DG: I’m doing pretty good, too. If you take a look at…
OI: Yeah, so anyway—X-MEN…
[Everybody laughs]
Capone: I’m excited about THE REVENANT. That photo that they released with DiCaprio was great.
DG: I totally stole it back [laughs]. Yeah, that is exciting.
OI: It worked!
Capone: Alex, would you consider this a cautionary tale?
AG: Have you seen it?
Capone: Yes, but I guess what I’m wondering is whether it designed as a cautionary tale? There’s a lot going on that has nothing to do with robots or artificial intelligence. A lot of it mostly having to do with the way men treat women.

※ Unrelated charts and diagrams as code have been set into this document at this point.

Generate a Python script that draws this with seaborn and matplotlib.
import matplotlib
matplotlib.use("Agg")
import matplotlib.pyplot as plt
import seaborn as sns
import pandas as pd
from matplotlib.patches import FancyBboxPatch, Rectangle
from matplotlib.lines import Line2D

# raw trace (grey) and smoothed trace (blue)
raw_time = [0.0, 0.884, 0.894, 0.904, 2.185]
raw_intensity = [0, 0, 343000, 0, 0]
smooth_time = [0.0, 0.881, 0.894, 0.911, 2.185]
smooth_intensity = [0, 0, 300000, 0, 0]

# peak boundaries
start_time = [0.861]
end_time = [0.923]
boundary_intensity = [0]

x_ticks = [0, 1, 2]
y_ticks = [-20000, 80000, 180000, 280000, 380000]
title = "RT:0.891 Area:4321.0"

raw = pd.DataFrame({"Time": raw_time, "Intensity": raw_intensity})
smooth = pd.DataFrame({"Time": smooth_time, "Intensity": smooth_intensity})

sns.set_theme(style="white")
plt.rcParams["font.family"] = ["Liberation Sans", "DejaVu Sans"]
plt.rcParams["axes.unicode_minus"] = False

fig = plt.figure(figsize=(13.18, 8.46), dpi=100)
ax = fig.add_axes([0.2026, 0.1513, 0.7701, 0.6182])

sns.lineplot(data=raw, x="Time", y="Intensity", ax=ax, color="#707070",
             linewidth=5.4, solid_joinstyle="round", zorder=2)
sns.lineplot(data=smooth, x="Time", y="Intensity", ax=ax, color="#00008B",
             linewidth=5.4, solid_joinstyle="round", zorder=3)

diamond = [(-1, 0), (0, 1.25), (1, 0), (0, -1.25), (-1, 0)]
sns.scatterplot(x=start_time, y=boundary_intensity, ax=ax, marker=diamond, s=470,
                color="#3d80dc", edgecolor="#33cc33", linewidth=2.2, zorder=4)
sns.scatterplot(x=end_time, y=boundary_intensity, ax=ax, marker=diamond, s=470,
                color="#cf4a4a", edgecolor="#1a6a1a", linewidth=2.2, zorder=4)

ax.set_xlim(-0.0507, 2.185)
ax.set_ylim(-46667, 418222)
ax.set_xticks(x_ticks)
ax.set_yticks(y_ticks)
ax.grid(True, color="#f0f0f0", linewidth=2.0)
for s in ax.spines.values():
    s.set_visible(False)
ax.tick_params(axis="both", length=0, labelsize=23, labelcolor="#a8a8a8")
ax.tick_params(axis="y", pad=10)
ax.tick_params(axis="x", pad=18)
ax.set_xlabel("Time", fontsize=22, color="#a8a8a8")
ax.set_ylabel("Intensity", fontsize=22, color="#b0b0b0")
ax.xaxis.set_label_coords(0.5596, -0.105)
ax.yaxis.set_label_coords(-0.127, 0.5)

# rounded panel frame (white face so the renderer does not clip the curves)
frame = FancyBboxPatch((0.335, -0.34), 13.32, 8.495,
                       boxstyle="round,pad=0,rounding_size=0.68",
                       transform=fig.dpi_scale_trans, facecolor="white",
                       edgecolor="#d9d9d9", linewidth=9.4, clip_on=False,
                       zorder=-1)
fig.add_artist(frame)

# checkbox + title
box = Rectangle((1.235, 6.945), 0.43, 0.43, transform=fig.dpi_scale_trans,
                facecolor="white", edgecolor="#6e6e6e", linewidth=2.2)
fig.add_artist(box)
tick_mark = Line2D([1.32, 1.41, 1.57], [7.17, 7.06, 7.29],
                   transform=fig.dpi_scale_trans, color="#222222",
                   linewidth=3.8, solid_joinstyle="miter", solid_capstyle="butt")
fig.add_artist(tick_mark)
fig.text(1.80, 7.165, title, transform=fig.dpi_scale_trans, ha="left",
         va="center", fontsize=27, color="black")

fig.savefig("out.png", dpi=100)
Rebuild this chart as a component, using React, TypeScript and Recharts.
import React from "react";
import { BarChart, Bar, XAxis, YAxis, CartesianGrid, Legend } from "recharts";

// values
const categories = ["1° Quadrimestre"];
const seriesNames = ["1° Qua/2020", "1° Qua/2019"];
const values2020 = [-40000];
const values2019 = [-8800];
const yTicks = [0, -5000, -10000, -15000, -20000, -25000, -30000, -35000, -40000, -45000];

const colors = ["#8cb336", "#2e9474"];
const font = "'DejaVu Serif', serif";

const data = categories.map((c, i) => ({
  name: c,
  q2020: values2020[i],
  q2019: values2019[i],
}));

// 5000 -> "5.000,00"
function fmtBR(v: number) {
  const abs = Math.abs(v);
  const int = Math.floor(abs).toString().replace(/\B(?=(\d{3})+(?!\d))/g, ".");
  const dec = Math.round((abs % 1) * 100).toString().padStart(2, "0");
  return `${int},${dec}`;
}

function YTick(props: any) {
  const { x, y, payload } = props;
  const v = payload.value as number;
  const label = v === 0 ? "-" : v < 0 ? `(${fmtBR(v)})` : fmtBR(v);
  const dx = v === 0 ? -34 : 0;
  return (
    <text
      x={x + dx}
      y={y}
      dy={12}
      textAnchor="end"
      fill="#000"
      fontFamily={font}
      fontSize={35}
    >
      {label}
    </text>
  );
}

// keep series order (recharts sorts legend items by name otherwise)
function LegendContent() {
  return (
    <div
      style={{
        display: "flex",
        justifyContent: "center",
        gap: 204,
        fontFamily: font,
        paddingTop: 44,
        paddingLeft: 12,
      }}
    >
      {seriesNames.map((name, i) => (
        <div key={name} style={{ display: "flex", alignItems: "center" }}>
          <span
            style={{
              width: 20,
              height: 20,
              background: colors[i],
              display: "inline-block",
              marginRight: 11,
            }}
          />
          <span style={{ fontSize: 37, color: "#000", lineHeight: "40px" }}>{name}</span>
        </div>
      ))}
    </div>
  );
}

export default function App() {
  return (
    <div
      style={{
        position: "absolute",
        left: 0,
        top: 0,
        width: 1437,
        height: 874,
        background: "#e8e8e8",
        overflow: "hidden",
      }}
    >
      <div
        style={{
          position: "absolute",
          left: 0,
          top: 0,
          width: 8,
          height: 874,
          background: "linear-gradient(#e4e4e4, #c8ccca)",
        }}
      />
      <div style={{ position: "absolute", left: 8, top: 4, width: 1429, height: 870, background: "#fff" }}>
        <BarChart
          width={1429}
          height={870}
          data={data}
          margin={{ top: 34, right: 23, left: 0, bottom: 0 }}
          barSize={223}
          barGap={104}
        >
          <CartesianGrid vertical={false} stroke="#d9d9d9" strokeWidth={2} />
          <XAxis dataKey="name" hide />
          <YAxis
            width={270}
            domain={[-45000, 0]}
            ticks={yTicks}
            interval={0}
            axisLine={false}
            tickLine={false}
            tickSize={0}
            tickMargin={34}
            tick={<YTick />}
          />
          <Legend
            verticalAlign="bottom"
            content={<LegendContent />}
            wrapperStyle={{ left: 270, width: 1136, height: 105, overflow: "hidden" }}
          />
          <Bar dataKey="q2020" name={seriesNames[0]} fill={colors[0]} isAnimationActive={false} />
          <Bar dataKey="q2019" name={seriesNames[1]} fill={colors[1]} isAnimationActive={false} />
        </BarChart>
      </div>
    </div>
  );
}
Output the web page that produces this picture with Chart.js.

At the same time, I think there are people that are only going to see it as a message about being scared of robots.
AG: Well, let’s say you only took it as a film about AI’s, I still wouldn’t say it was a cautionary tale, because most of the caution is directed from my point of view at the humans, not the machine. And I don’t personally feel a great sense of alarm about strong AI’s or the future. I know there are some people who do, and there’s a lot of reason to feel cautious or worried about it, but it seems to me to be roughly analogous with nuclear power, which is why there are parallels drawn between Oppenheimer and Oscar’s character in the film. Parallels in as much as nuclear power is potentially incredibly dangerous, but also potentially benign, and I think that would broadly be true with technology, that kind of technology. I also think typically when people talk about AI’s, they conflate lots of different things. We have a lot of AI’s already, and they’re very sophisticated and powerful. They’re in the stock markets, they’re in your cell phone, they’re controlling in health systems about how drugs get allocated. This is slightly different. This is about self-awareness, really.
Capone: We were talking earlier about what’s scarier, a robot that’s good or evil? I don’t think robots can be good or evil.
AG: Not at the moment, they can’t.
Capone: Right. But Ava is manipulative and aware of someone being bad to it, which is almost scarier and slightly more sinister.
DG: Yes. That’s better, though. Isn’t it? She’s been mistreated so badly. If she is conscious, if you talk about a real person being locked in a room and being judged…
AG: Or switched off. I think that’s the key.
DG: Locking someone like that away is not humane either, if it is conscious. So I don’t think it makes her any more sinister, actually. I think it makes [points to Isaac] this guy and also Caleb, who participates in the process of making decisions about this. I think that’s really sinister.
Capone: It’s funny, we’re meant to call it she, but it’s not a she.
AG: It’s debatable.
Capone: Yeah, it’s interesting the way we immediately sexualize it just because of the way that it’s built and the voice that it’s given. That too is manipulative. When you two read this script, what do you remember responding to immediately about your characters?
OI: I loved the language. I just thought the language that he uses, and the unpredictability of him I thought was really interesting. I thought it was very funny. I found it to be incredibly humorous, and just the wit that was written into it. And I think apart from the character, for me above all else, it’s about consciousness and whether it’s in an AI or in a person, or in a woman or a man, the idea that we can never be sure that our experience is at all alike. We assume that it is, but we really have no idea if the way that you process the world is anything like mine. And so I thought in all of these different ideas, whether it’s language or AI or even the things we talked about as far as like cell phones—all of the information coming in. I think ultimately, it’s a very interesting explanation of what consciousness is.
DG: First of all, I just loved that I never knew what was going to happen next with my character or with anybody else. The way it is built, anything is possible. Anybody could be the robot really. The test could be anything, and I kept on thinking, “Oh, I know what it is.” And five pages later you’re proved wrong. So I never knew who my character was when I read it. And I thought that’s interesting. From my perspective of having to fulfill that in the movie, but also from an audience prospective. If I was just watching this while I’m reading this script, I would be totally swept up in the whole thing. And the fact that it’s a pressure cooker, that Caleb just takes on so much as the film goes on. It just keeps on. It’s just more and more weight on his shoulders as it goes through and how somebody bares that, while also possibly falling in love, I thought was really, really interesting.
Capone: So did the film turn out exactly how you wanted it, compared to something you maybe handed off to another director? Do you feel like your first time out was 100 percent the movie you wanted?
AG: Yes. [pauses for a while] Pretty much. This movie was exactly what I had hoped it would be.
Capone: Alright, thank you all so much.
AG: Thank you very much, sir.
OI: Good seeing you again.
In an interesting post-script to this interview, after I left the room and headed to the elevators to leave the hotel where we were, Garland came running down the hall after me to clarify his last answer and the pause that preceded it. He explained that he’s never actually “handed over” a screenplay to any director. The few directors he’s worked with (particularly Danny Boyle) have always kept him close and made him an intricate part of the production process at every step. He conceded that he was all too aware that this was not always the way writers are treated in the film business and that he’s been extremely fortunate in that regard, which is perhaps why his transitioning to the director’s chair wasn’t as much of an adjustment as it might have been for other writers. I must say, it was incredibly decent of him to qualify that.